◆ AIM ◆
Produce the listing below again, exactly as shown.

(Records from a data collection)
- - - -

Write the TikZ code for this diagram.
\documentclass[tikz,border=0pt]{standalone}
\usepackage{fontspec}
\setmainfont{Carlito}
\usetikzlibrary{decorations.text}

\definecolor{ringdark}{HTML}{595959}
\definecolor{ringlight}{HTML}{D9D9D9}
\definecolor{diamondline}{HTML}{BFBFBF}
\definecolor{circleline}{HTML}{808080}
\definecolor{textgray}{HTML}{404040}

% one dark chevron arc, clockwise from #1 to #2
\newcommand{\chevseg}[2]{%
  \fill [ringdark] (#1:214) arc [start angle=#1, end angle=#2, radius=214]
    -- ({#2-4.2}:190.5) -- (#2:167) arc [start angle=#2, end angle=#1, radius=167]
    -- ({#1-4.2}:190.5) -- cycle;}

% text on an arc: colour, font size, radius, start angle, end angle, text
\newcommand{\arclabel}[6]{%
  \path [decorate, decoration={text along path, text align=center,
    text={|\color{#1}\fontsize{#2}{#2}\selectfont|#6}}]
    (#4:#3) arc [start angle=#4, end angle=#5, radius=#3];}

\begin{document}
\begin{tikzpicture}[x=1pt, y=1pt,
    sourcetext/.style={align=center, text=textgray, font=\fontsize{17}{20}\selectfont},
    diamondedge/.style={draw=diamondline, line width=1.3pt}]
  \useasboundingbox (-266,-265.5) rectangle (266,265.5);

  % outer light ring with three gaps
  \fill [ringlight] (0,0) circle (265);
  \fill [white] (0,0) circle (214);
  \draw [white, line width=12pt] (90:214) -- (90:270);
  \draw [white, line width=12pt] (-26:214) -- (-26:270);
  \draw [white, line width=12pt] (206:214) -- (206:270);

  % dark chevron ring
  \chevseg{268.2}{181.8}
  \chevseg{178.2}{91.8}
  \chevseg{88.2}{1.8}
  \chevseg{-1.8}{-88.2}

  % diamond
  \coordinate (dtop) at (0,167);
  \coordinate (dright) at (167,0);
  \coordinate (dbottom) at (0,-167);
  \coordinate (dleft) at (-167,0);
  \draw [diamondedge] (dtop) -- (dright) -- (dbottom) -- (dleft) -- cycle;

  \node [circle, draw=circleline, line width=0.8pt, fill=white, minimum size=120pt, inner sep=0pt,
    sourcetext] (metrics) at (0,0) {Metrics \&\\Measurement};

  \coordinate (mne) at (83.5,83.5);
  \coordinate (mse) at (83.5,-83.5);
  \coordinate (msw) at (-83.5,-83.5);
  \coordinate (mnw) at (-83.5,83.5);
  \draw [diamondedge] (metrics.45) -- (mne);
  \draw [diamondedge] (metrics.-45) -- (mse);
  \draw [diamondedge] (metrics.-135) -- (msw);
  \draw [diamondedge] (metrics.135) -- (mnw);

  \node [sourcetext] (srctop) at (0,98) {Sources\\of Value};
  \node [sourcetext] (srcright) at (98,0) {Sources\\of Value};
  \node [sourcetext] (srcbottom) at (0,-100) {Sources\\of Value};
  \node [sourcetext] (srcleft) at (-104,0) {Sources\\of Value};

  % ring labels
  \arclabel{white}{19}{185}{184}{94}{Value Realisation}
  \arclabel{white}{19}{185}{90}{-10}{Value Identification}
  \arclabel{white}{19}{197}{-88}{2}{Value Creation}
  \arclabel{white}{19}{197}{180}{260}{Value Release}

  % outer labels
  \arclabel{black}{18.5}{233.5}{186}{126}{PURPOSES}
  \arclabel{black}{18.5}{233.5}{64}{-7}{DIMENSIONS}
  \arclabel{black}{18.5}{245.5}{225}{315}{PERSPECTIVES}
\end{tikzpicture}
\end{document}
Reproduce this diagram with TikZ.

- - - -

◆ RESPONSE TO THIS EXERCISE ◆
Write the TikZ code for this diagram.
\documentclass[tikz,border=0pt]{standalone}
\usepackage{fontspec}
\setmainfont{Carlito}
\usetikzlibrary{decorations.text}

\definecolor{ringdark}{HTML}{595959}
\definecolor{ringlight}{HTML}{D9D9D9}
\definecolor{diamondline}{HTML}{BFBFBF}
\definecolor{circleline}{HTML}{808080}
\definecolor{textgray}{HTML}{404040}

% one dark chevron arc, clockwise from #1 to #2
\newcommand{\chevseg}[2]{%
  \fill [ringdark] (#1:214) arc [start angle=#1, end angle=#2, radius=214]
    -- ({#2-4.2}:190.5) -- (#2:167) arc [start angle=#2, end angle=#1, radius=167]
    -- ({#1-4.2}:190.5) -- cycle;}

% text on an arc: colour, font size, radius, start angle, end angle, text
\newcommand{\arclabel}[6]{%
  \path [decorate, decoration={text along path, text align=center,
    text={|\color{#1}\fontsize{#2}{#2}\selectfont|#6}}]
    (#4:#3) arc [start angle=#4, end angle=#5, radius=#3];}

\begin{document}
\begin{tikzpicture}[x=1pt, y=1pt,
    sourcetext/.style={align=center, text=textgray, font=\fontsize{17}{20}\selectfont},
    diamondedge/.style={draw=diamondline, line width=1.3pt}]
  \useasboundingbox (-266,-265.5) rectangle (266,265.5);

  % outer light ring with three gaps
  \fill [ringlight] (0,0) circle (265);
  \fill [white] (0,0) circle (214);
  \draw [white, line width=12pt] (90:214) -- (90:270);
  \draw [white, line width=12pt] (-26:214) -- (-26:270);
  \draw [white, line width=12pt] (206:214) -- (206:270);

  % dark chevron ring
  \chevseg{268.2}{181.8}
  \chevseg{178.2}{91.8}
  \chevseg{88.2}{1.8}
  \chevseg{-1.8}{-88.2}

  % diamond
  \coordinate (dtop) at (0,167);
  \coordinate (dright) at (167,0);
  \coordinate (dbottom) at (0,-167);
  \coordinate (dleft) at (-167,0);
  \draw [diamondedge] (dtop) -- (dright) -- (dbottom) -- (dleft) -- cycle;

  \node [circle, draw=circleline, line width=0.8pt, fill=white, minimum size=120pt, inner sep=0pt,
    sourcetext] (metrics) at (0,0) {Metrics \&\\Measurement};

  \coordinate (mne) at (83.5,83.5);
  \coordinate (mse) at (83.5,-83.5);
  \coordinate (msw) at (-83.5,-83.5);
  \coordinate (mnw) at (-83.5,83.5);
  \draw [diamondedge] (metrics.45) -- (mne);
  \draw [diamondedge] (metrics.-45) -- (mse);
  \draw [diamondedge] (metrics.-135) -- (msw);
  \draw [diamondedge] (metrics.135) -- (mnw);

  \node [sourcetext] (srctop) at (0,98) {Sources\\of Value};
  \node [sourcetext] (srcright) at (98,0) {Sources\\of Value};
  \node [sourcetext] (srcbottom) at (0,-100) {Sources\\of Value};
  \node [sourcetext] (srcleft) at (-104,0) {Sources\\of Value};

  % ring labels
  \arclabel{white}{19}{185}{184}{94}{Value Realisation}
  \arclabel{white}{19}{185}{90}{-10}{Value Identification}
  \arclabel{white}{19}{197}{-88}{2}{Value Creation}
  \arclabel{white}{19}{197}{180}{260}{Value Release}

  % outer labels
  \arclabel{black}{18.5}{233.5}{186}{126}{PURPOSES}
  \arclabel{black}{18.5}{233.5}{64}{-7}{DIMENSIONS}
  \arclabel{black}{18.5}{245.5}{225}{315}{PERSPECTIVES}
\end{tikzpicture}
\end{document}
Reproduce this diagram with TikZ.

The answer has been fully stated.